池袋駅から東武東上線の各駅停車で13分の上板橋駅(東京都板橋区)。駅の南口は、古い街並みが残り、低層の商店や住宅が連なる。周辺の道路は狭く、緊急時に大型車両が通行できないなどの問題も抱えていた。
そうした背景を受け、駅前広場から南口の商店街から川越街道(国道254号)につながる約1.7haの敷地で、3棟のビルを含む再開発事業が始まる。駅周辺の街並みが大きく変わることになる。

古い商店街が残る街並みから、
駅を中心として利便性や防災性を考慮した街へ
池袋から東武東上線の各駅停車で7駅目の上板橋。都心に近い立地ながら、駅舎は古く、南口を出ると低層の昔ながらの商店街が続いている。
木造の住宅が多いことや、駅周辺の道路は道幅が狭く、緊急時に大型の車両が駅に駆けつけることが難しいことなど、防災面からも再開発の必要があった。
東京都では、このエリアの利便性と防災性・安全性の向上とともに、商業・業務機能の強化による賑わいの形成や良質な住宅供給を行い、駅前に相応しい土地の高度利用と都市機能の更新を図るために3月25日、上板橋駅南口駅前東地区市街地再開発組合の設立を許可したと発表した。

川越通りと、駅前を結ぶ通りを新設
地上27階建てなどビル3棟、約440戸を供給
4月20日には、「上板橋駅南口駅前東地区市街地再開発事業」再開発組合設立のお知らせとして、住友不動産が参加組合員として参画することや、公共施設整備等を含む総事業費は、約400億円を見込んでいることなど詳細が明らかになった。
再開発工事の内容は、駅前広場(約3,900u)と駅前広場の地下に約1,500台収容できる公共自転車駐車場を整備する。そして、上板橋駅前と、川越街道を結ぶ延長210m(幅員16m)の区画街路を新設する。川越街道は川越方面と東京都心部を結んでおり、ここにつながる通りが新設されることで、駅周辺の利便性は大いに増しそうだ。

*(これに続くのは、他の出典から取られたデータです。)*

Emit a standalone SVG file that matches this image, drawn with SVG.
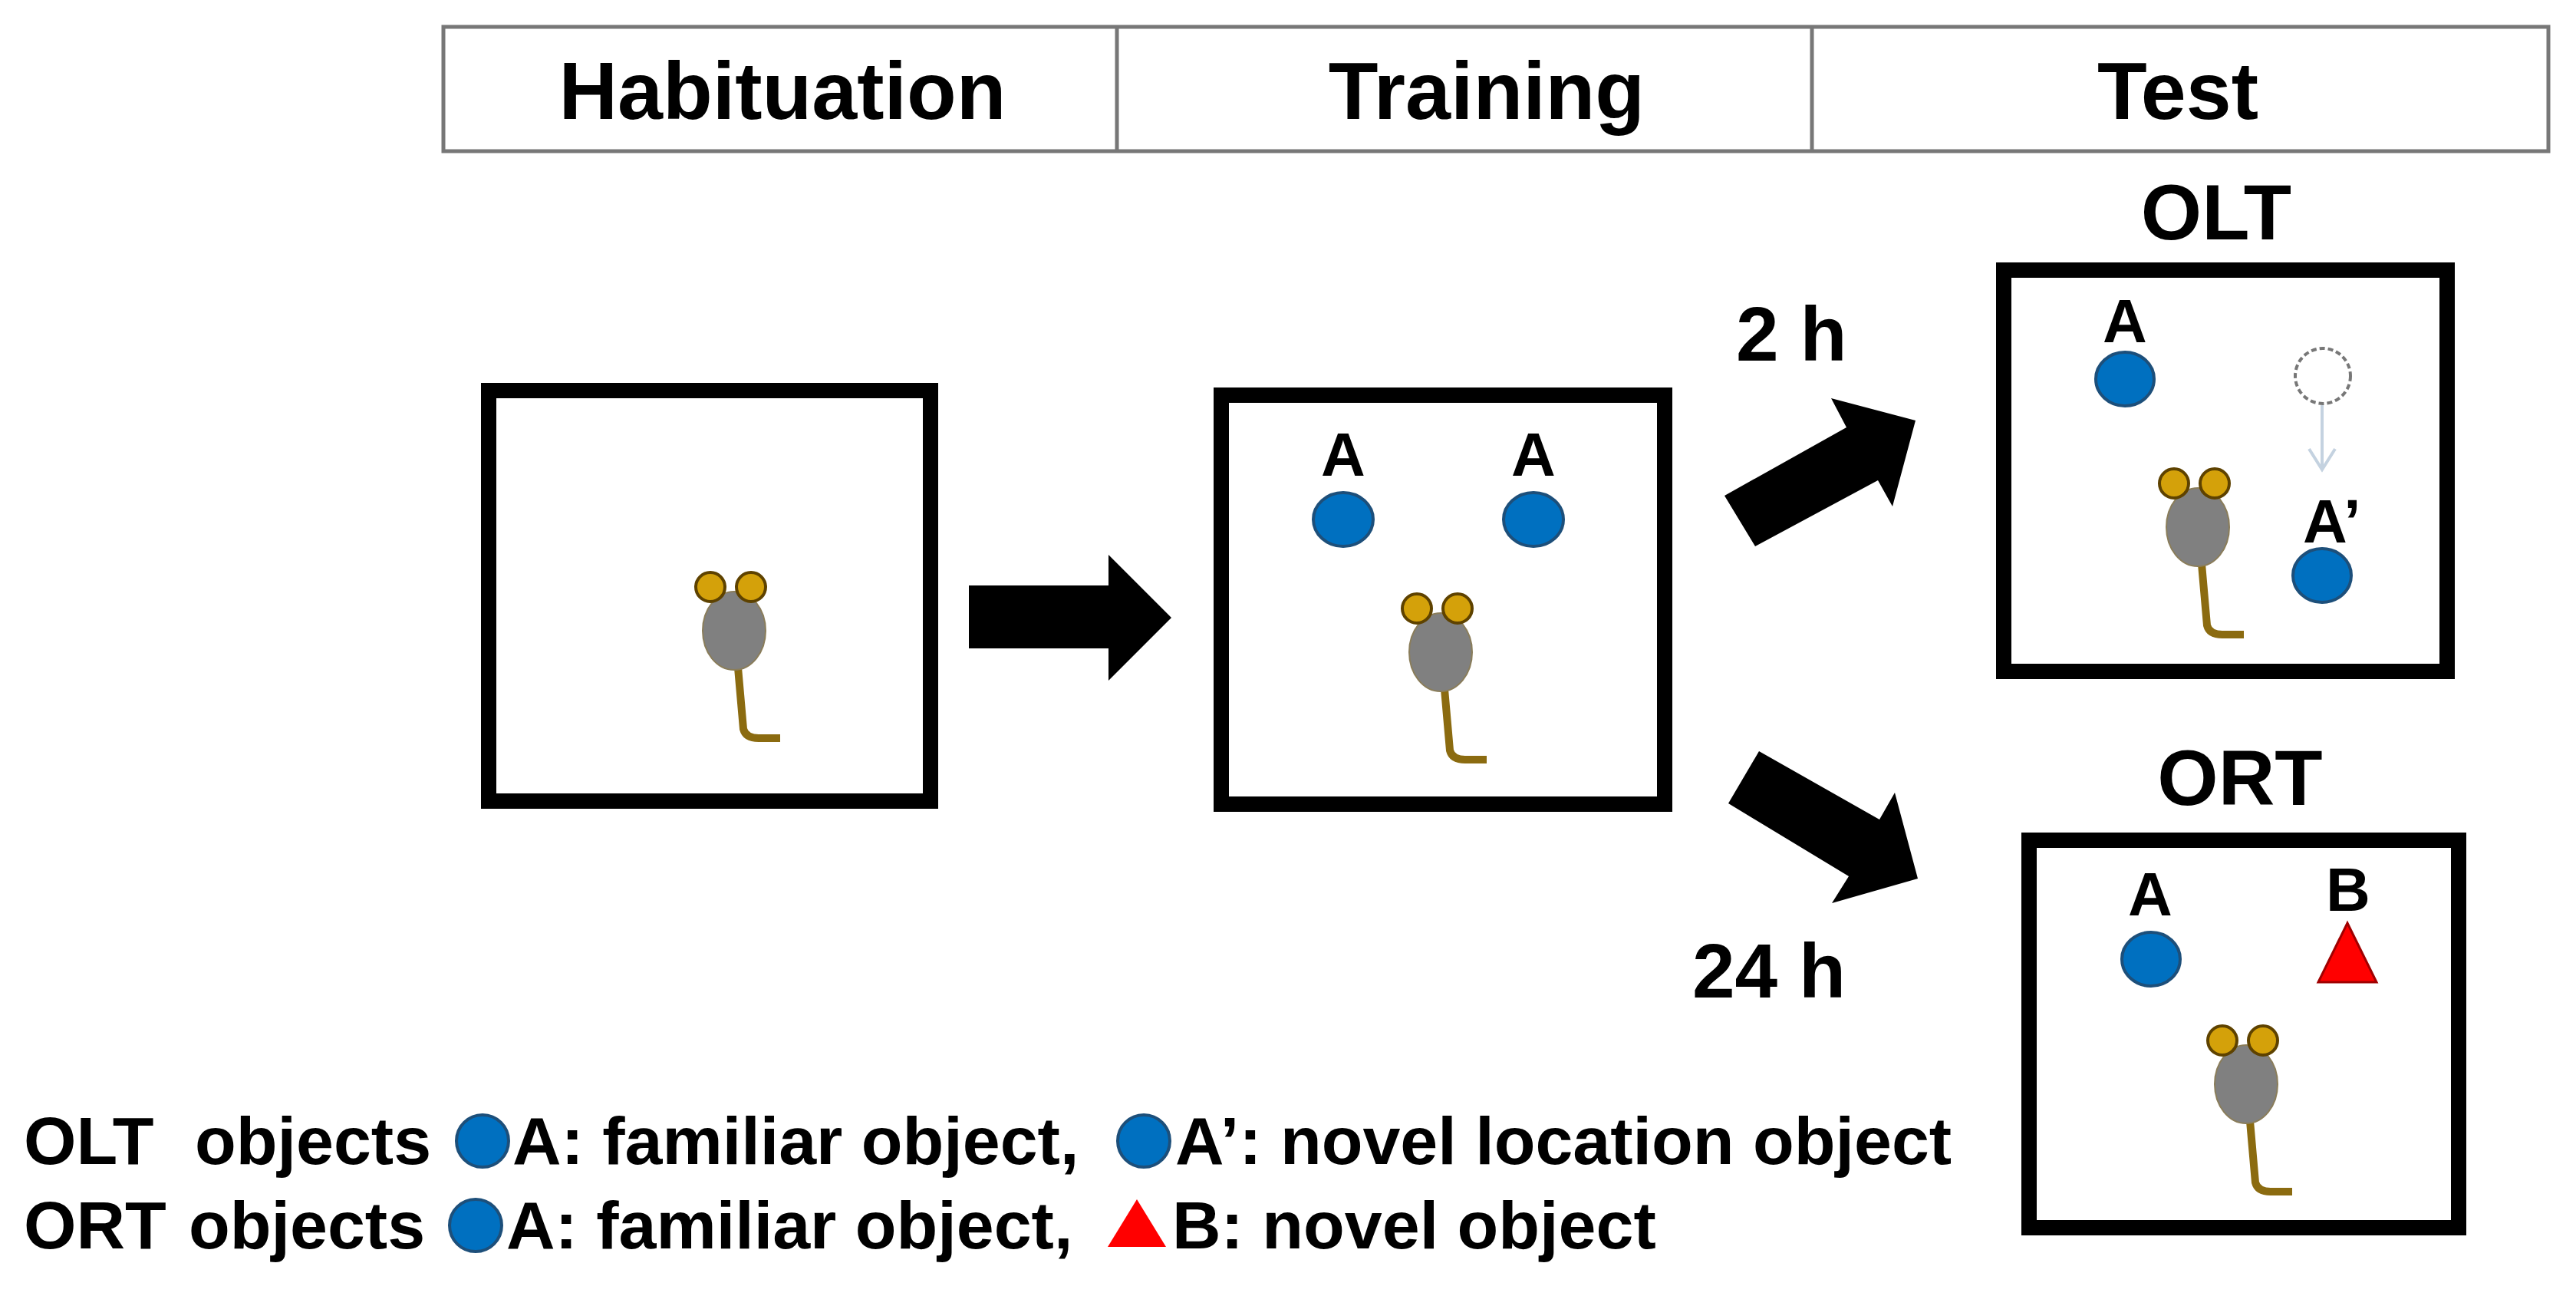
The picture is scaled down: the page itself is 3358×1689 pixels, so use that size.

注目は、3棟のビルの新設である。まず、駅前広場に面する東街区に地上27階、地下2階建てのビルができ、低層部(1,3階)には南口の顔となる商業施設が入る。
中街区は、地上19階建て、地下1階で、住宅や店舗が入り、地上6階建ての南街区には事務所や店舗が入る予定だ。


なお、これまでの経緯を見ると、再開発準備組合が設立されたのは1995年にまでさかのぼる。その後、2004年に都市計画決定し、時を経て、今年 4月に上板橋駅南口駅前東地区市街地再開発組合が設立された。4月に着工し、2028年に竣工の予定になっている。
地元住民に話を聞くと、駅周辺の通路が狭く、車の通行が不便だったことなど、再開発が待たれていた様子がうかがえた。
ただし、駅の北口から常盤台方面に歩いていくと、マンションや都営住宅など、多くの集合住宅が密集し、新しくできた板橋区中央図書館・ボローニャ絵本館や公園などの公共施設も多い。北口は、大型スーパーも多く、生活利便性が高そうである。

南口の再開発が進むことで、北から南へと、人口の移動があるかどうか。また同じ東武東上線沿線で、板橋区の大山でも駅前の商店街でも、再開発工事が進んでいる。
池袋にアクセスしやすい立地を活かして、新しい住民を取りこめるのかどうか、気になるところである。